The distinction matters because readers searching for “901(l)” often arrive expecting to find the dividend holding period rule. That rule lives in Section 901(k), which is structured similarly but has its own specific provisions for preferred stock dividends. Section 901(l) fills the gap by extending the same anti-abuse concept to every other category of foreign-taxed income from property.
Because 901(l) explicitly carves out dividends, understanding 901(k) is essential background.

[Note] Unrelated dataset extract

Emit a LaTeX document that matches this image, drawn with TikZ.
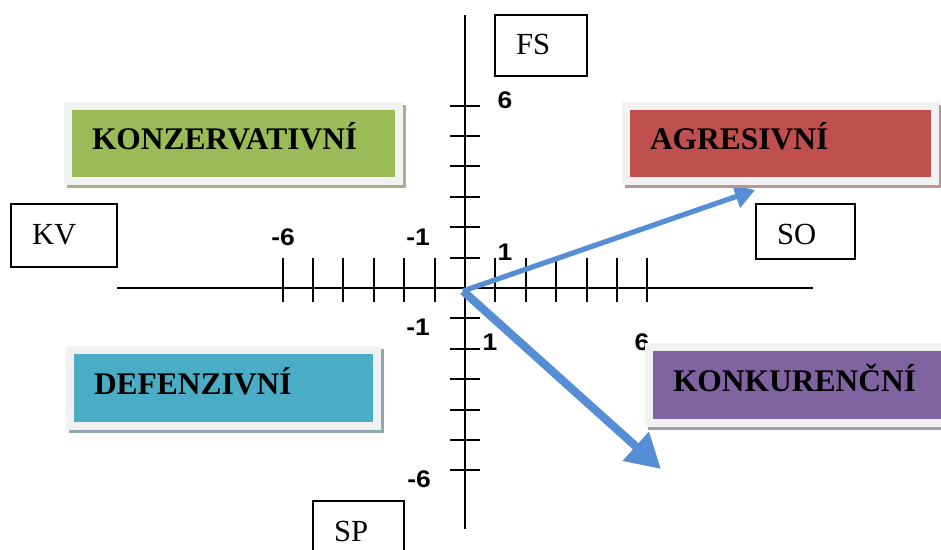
\documentclass[tikz,border=0pt]{standalone}
\usepackage{fontspec}
\setmainfont{Liberation Serif}
\newfontfamily\numfont[FakeStretch=1.1]{Liberation Sans}
\usetikzlibrary{arrows.meta}

\definecolor{kgreen}{HTML}{9BBB59}
\definecolor{kgreensh}{HTML}{A6B08C}
\definecolor{kred}{HTML}{C0504D}
\definecolor{kredsh}{HTML}{B99696}
\definecolor{kblue}{HTML}{4BACC6}
\definecolor{kbluesh}{HTML}{8EA8B4}
\definecolor{kpurple}{HTML}{8064A2}
\definecolor{kpurplesh}{HTML}{A49CAE}
\definecolor{framegray}{HTML}{F2F2F2}
\definecolor{vecblue}{HTML}{558ED5}

\begin{document}
\begin{tikzpicture}[x=0.75pt,y=-0.75pt,
  axis/.style={line width=1.5pt},
  tick/.style={line width=1.5pt},
  num/.style={font=\numfont\bfseries\fontsize{18pt}{20pt}\selectfont, inner sep=0pt},
  tag/.style={draw, line width=1.1pt, inner xsep=15.75pt, inner ysep=0pt,
    text height=30pt, align=left, font=\fontsize{23pt}{26pt}\selectfont},
  quad/.style 2 args={fill=#1, draw=framegray, line width=6pt,
    preaction={draw=#2, fill=#2, line width=6pt,
      transform canvas={xshift=2.25pt, yshift=-2.25pt}},
    inner xsep=18pt, inner ysep=0pt, text height=16.5pt, text depth=7.5pt,
    align=left, font=\bfseries\fontsize{23.6pt}{28pt}\selectfont},
  vec/.style={draw=vecblue}
]
\clip (0,0) rectangle (941,549);

% coordinate axes with ticks
\draw[axis] (117,288) -- (813,288);
\draw[axis] (465,15) -- (465,529);
\foreach \k in {-6,...,-1,1,2,...,6} {
  \draw[tick] ({465+30.4*\k},258) -- ++(0,44);
  \draw[tick] (450,{288+30.4*\k}) -- ++(30,0);
}

% scale numbers
\node[num] (ny6) at (505,100) {6};
\node[num] (nxm6) at (283,237) {-6};
\node[num] (nxm1) at (418,237) {-1};
\node[num] (ny1) at (505,252) {1};
\node[num] (nym1) at (418,327) {-1};
\node[num] (nx1) at (490,342) {1};
\node[num] (nx6) at (642,342) {6};
\node[num] (nym6) at (419,479) {-6};

% strategy vectors
\coordinate (O) at (463,291);
\coordinate (tipA) at (755,190);
\coordinate (tipK) at (661,469);
\draw[vec, line width=3.9pt, -{Triangle[length=15pt,width=17.25pt]}] (O) -- (tipA);
\draw[vec, line width=6.2pt, -{Triangle[length=25.5pt,width=27.75pt]}] (O) -- (tipK);

% strategy quadrants
\node[quad={kgreen}{kgreensh}, minimum height=56.25pt, text width=212.25pt]
  (kons) at (233.5,143.5) {KONZERVATIVNÍ};
\node[quad={kred}{kredsh}, minimum height=56.25pt, text width=195.75pt]
  (agr) at (780.5,143.5) {AGRESIVNÍ};
\node[quad={kblue}{kbluesh}, minimum height=57pt, text width=194.25pt]
  (def) at (223.5,388) {DEFENZIVNÍ};
\node[quad={kpurple}{kpurplesh}, minimum height=57pt, text width=201pt]
  (konk) at (807,385) {KONKURENČNÍ};

% axis name boxes
\node[tag, text width=37.5pt, text depth=15.75pt] (fs) at (541,45.5) {FS};
\node[tag, text width=48pt, text depth=17.25pt] (kv) at (64,235.5) {KV};
\node[tag, text width=42.75pt, text depth=11.25pt] (so) at (805.5,231.5) {SO};
\node[tag, text width=36.75pt, text depth=22.5pt] (sp) at (358.5,536) {SP};
\end{tikzpicture}
\end{document}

Under Section 901(k), foreign withholding taxes on a dividend are not creditable unless you held the stock for at least 16 days within the 31-day period beginning 15 days before the ex-dividend date.3Office of the Law Revision Counsel. 26 USC 901 – Taxes of Foreign Countries and of Possessions of United States The ex-dividend date is the first trading day on which buying the stock no longer entitles you to the upcoming dividend.
For preferred stock with dividends tied to periods exceeding 366 days, the threshold is stricter: you must hold the shares for at least 46 days within a 91-day window.3Office of the Law Revision Counsel. 26 USC 901 – Taxes of Foreign Countries and of Possessions of United States This longer window prevents investors from grabbing unusually large preferred dividends with only a brief ownership stake.
Section 901(l)(1)(A) denies the foreign tax credit on any withholding tax on income or gain from property if you held that property for 15 days or less during the 31-day period beginning 15 days before the date your right to receive the payment arises.2Justia Law. 26 USC 901 – Taxes of Foreign Countries and of Possessions of United States In plainer terms, you need to own the property for at least 16 days within that window.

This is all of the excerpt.